Gideon Rubin’s family fled the Nazis 80 years ago, just like Sigmund Freud, in whose Hampstead home the artist has secreted a series of new artworks. Most of this show is based on pre-war German magazine images, from which the taint of Nazism has been erased. Swastikas have been removed from the vests of exercising girls, parades have been doctored out of streets, colourful flags have replaced red ones we’d rather forget, but never can, or should. These images are put on the walls of Freud’s house, in the glass-fronted cabinets of its permanent exhibitions, and among Freud’s possessions in his study.  In their vintage gilt frames, Rubin’s works look like they’ve always belonged there.

This exhibition is small, but it packs a punch. By hiding doctored artefacts in historical surroundings, what look like rooms from the past actually contain an alternative narrative where Nazis didn’t parade and didn’t murder millions.

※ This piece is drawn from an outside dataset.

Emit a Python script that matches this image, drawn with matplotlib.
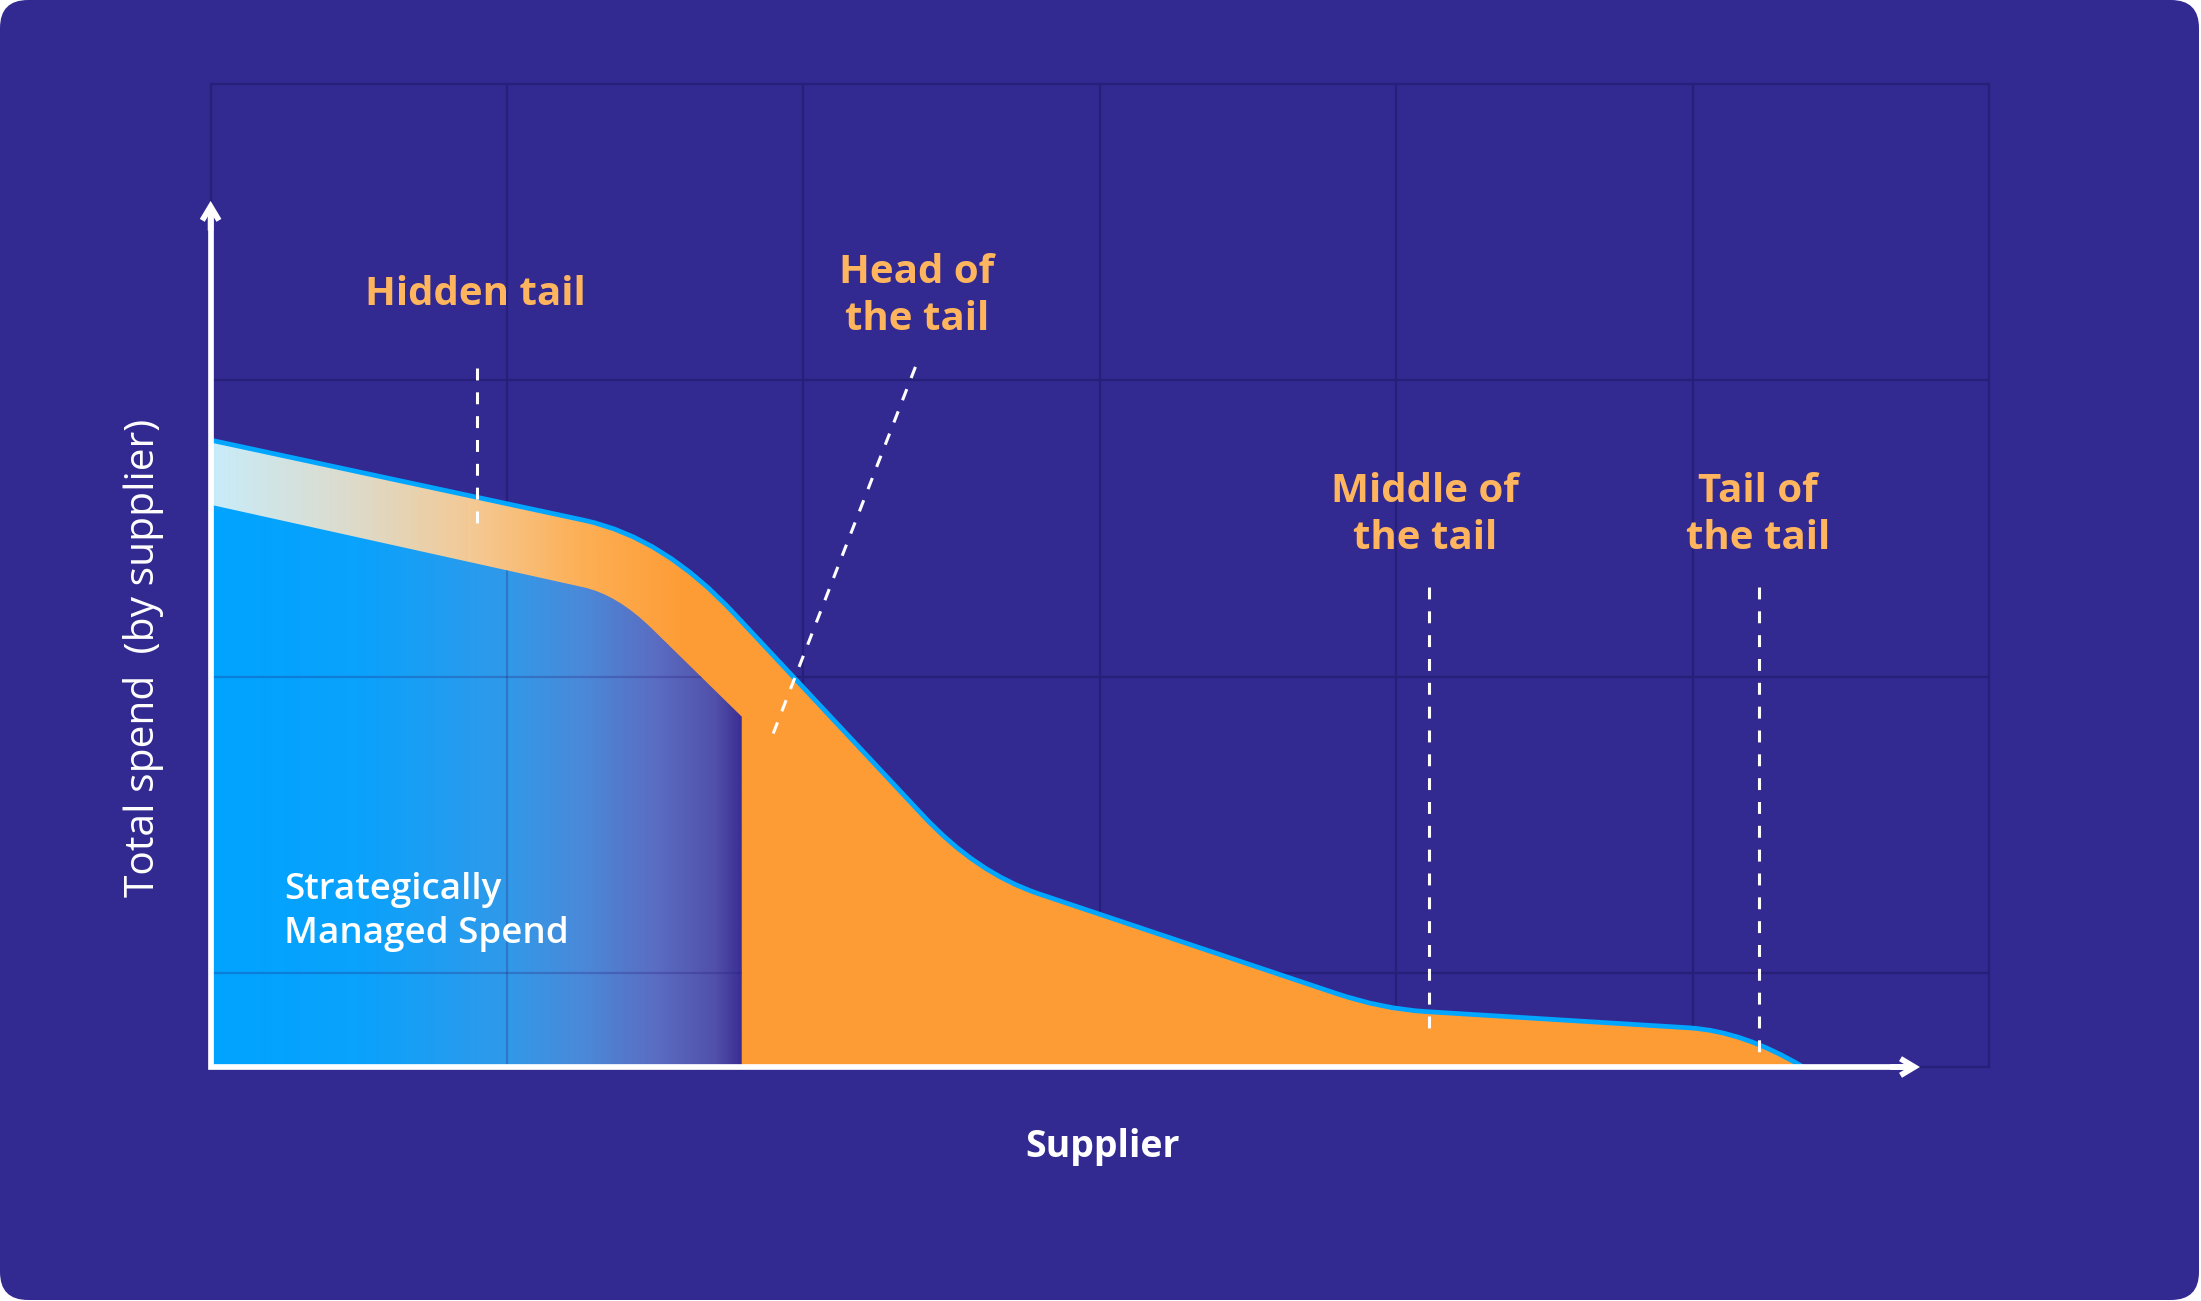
import numpy as np
import matplotlib
matplotlib.use("Agg")
import matplotlib.pyplot as plt
from matplotlib.patches import FancyBboxPatch, PathPatch
from matplotlib.path import Path
from matplotlib.colors import to_rgb
from matplotlib.collections import LineCollection

# ---------------- data ----------------
# Total spend curve: straight runs joined by rounded corners.
# Each "c" entry is the corner point where two straight runs meet (Bezier control).
supplier_total = [0.000, 1.263, 1.530, 1.769, 2.403, 2.583, 2.795, 3.795, 3.952, 4.099, 4.991, 5.172, 5.373]
spend_total    = [2.115, 1.844, 1.786, 1.527, 0.849, 0.655, 0.584, 0.249, 0.196, 0.187, 0.132, 0.120, 0.000]
total_kind     = ["p",   "p",   "c",   "p",   "p",   "c",   "p",   "p",   "c",   "p",   "p",   "c",   "p"]

# Strategically managed spend (blue area top edge)
supplier_managed = [0.000, 1.256, 1.372, 1.489, 1.792]
spend_managed    = [1.897, 1.619, 1.594, 1.479, 1.182]
managed_kind     = ["p",   "p",   "c",   "p",   "p"]
managed_cutoff = 1.792

# segment labels and leader lines
segment_labels = [["Hidden tail"], ["Head of", "the tail"],
                  ["Middle of", "the tail"], ["Tail of", "the tail"]]
label_x = [0.893, 2.383, 4.097, 5.220]
label_baseline = [2.571, 2.645, 1.907, 1.907]
leader_x0 = [0.900, 2.378, 4.109, 5.224]
leader_y0 = [2.358, 2.362, 1.621, 1.621]
leader_x1 = [0.900, 1.895, 4.109, 5.224]
leader_y1 = [1.834, 1.117, 0.119, 0.047]

area_label = ["Strategically", "Managed Spend"]
x_label = "Supplier"
y_label = "Total spend  (by supplier)"

x_max, y_max = 6, 3.3165
x_grid = [0, 1, 2, 3, 4, 5, 6]
y_grid = [0.3165, 1.3165, 2.3165]
x_arrow_tip, y_arrow_tip = 5.767, 2.922

# ---------------- style ----------------
BG = "#322a91"
GRID = "#271f78"
ORANGE_TXT = "#ffb55e"
LINE_BLUE = "#00a6ff"
FONT = ["Open Sans", "DejaVu Sans"]
band_stop_x = [0.0, 0.5, 0.9, 1.25, 1.6, 6.0]
band_colors = ["#c8ecfa", "#dedac8", "#f5c891", "#fdaf55", "#fd9c35", "#fd9c35"]
blue_stop_x = [0.0, 0.5, 1.0, 1.25, 1.5, 1.7, 1.792]
blue_colors = ["#00a4ff", "#0aa2fc", "#3199e9", "#4b89d9", "#5a6dc2", "#5150aa", "#3a2c93"]

W, H, DPI = 2201, 1301, 100
fig = plt.figure(figsize=(W / DPI, H / DPI), dpi=DPI)
fig.patch.set_facecolor("white")

# rounded background
axbg = fig.add_axes([0, 0, 1, 1])
axbg.set_xlim(0, W)
axbg.set_ylim(0, H)
axbg.axis("off")
axbg.add_patch(FancyBboxPatch((0, 1), W - 2, H - 1,
                              boxstyle="round,pad=0,rounding_size=28",
                              fc=BG, ec="none"))

# main axes (grid region)
L, R, T, B = 210.6, 1989.0, 84.0, 1067.0
ax = fig.add_axes([L / W, (H - B) / H, (R - L) / W, (B - T) / H])
ax.set_facecolor("none")
ax.set_xlim(0, x_max)
ax.set_ylim(0, y_max)
ax.set_xticks(x_grid)
ax.set_yticks(y_grid)
ax.tick_params(length=0, labelleft=False, labelbottom=False)
ax.grid(True, color=GRID, lw=1.6, zorder=0)
ax.set_axisbelow(True)
for s in ax.spines.values():
    s.set_color(GRID)
    s.set_linewidth(1.6)


def curve_path(xs, ys, kinds, close_to_base=False, base_x0=0.0):
    verts, codes = [], []
    for i, (x, y, k) in enumerate(zip(xs, ys, kinds)):
        verts.append((x, y))
        if i == 0:
            codes.append(Path.MOVETO)
        elif k == "c" or kinds[i - 1] == "c":
            codes.append(Path.CURVE3)
        else:
            codes.append(Path.LINETO)
    if close_to_base:
        verts += [(xs[-1], 0), (base_x0, 0), (xs[0], ys[0])]
        codes += [Path.LINETO, Path.LINETO, Path.CLOSEPOLY]
    return Path(verts, codes)


def gradient_image(stop_x, colors, x0, x1, n=1200):
    xs = np.linspace(x0, x1, n)
    rgb = np.array([to_rgb(c) for c in colors])
    img = np.zeros((2, n, 3))
    for k in range(3):
        img[:, :, k] = np.interp(xs, stop_x, rgb[:, k])
    return img


# orange / light band area under the total curve
total_area = PathPatch(curve_path(supplier_total, spend_total, total_kind, True),
                       fc="none", ec="none", transform=ax.transData)
ax.add_patch(total_area)
im1 = ax.imshow(gradient_image(band_stop_x, band_colors, 0, 5.5),
                extent=[0, 5.5, 0, 2.3], origin="lower", aspect="auto",
                interpolation="bilinear", zorder=1)
im1.set_clip_path(total_area)

# blue managed area
managed_area = PathPatch(curve_path(supplier_managed, spend_managed, managed_kind, True),
                         fc="none", ec="none", transform=ax.transData)
ax.add_patch(managed_area)
im2 = ax.imshow(gradient_image(blue_stop_x, blue_colors, 0, managed_cutoff),
                extent=[0, managed_cutoff, 0, 2.0], origin="lower", aspect="auto",
                interpolation="bilinear", zorder=2)
im2.set_clip_path(managed_area)

# faint grid visible through the blue area
segs = [[(x, 0), (x, y_max)] for x in x_grid] + [[(0, y), (x_max, y)] for y in y_grid]
lc = LineCollection(segs, colors=GRID, linewidths=1.6, alpha=0.28, zorder=2.5)
ax.add_collection(lc)
lc.set_clip_path(managed_area)

# total curve outline
ax.add_patch(PathPatch(curve_path(supplier_total, spend_total, total_kind),
                       fill=False, ec=LINE_BLUE, lw=3.4, capstyle="butt",
                       joinstyle="round", zorder=3))

# dashed leader lines
for xa, ya, xb, yb in zip(leader_x0, leader_y0, leader_x1, leader_y1):
    ax.plot([xa, xb], [ya, yb], color="white", lw=2.2, dashes=(3.9, 3.9),
            dash_capstyle="butt", zorder=4)

# axes with arrows
ax.plot([0, 0, x_arrow_tip - 0.02], [y_arrow_tip - 0.02, 0, 0], color="white", lw=4.1,
        solid_joinstyle="miter", solid_capstyle="butt", zorder=5, clip_on=False)
arrow_kw = dict(arrowstyle="->,head_length=1.0,head_width=0.6", color="white",
                lw=4.1, shrinkA=0, shrinkB=0, joinstyle="miter", capstyle="butt")
ax.annotate("", xy=(0, y_arrow_tip), xytext=(0, y_arrow_tip - 0.1),
            arrowprops=arrow_kw, zorder=5)
ax.annotate("", xy=(x_arrow_tip, 0), xytext=(x_arrow_tip - 0.1, 0),
            arrowprops=arrow_kw, zorder=5, annotation_clip=False)

# segment labels
for lines, lx, lb in zip(segment_labels, label_x, label_baseline):
    for i, line in enumerate(lines):
        ax.text(lx, lb - i * 0.16, line, ha="center", va="baseline",
                fontsize=29, fontweight="bold", family=FONT,
                color=ORANGE_TXT, zorder=6)

# area label
for i, line in enumerate(area_label):
    ax.text(0.2477, 0.5668 - i * 0.1468, line, ha="left", va="baseline",
            fontsize=26.5, fontweight="semibold", family=FONT, color="white", zorder=6)

# axis titles
ax.text(3.0093, -0.3026, x_label, ha="center", va="baseline", fontsize=27,
        fontweight="bold", family=FONT, color="white", clip_on=False)
ax.text(-0.191, 1.3816, y_label, ha="center", va="baseline", rotation=90,
        rotation_mode="anchor", fontsize=29.3, family=FONT, color="white",
        clip_on=False)

fig.savefig("out.png", dpi=DPI, facecolor=fig.get_facecolor())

You have to dig out and separate the fiction from the reality, just as Freud would ask people to do with their own psyches.

But the real urgency comes with the ‘Black Book’ of the exhibition title itself: a first edition 1939 English version of ‘Mein Kampf’. Every page has been redacted, erasing Hitler’s words. It is an inversion of history in which the oppressors cease to exist in the way the oppressed actually did.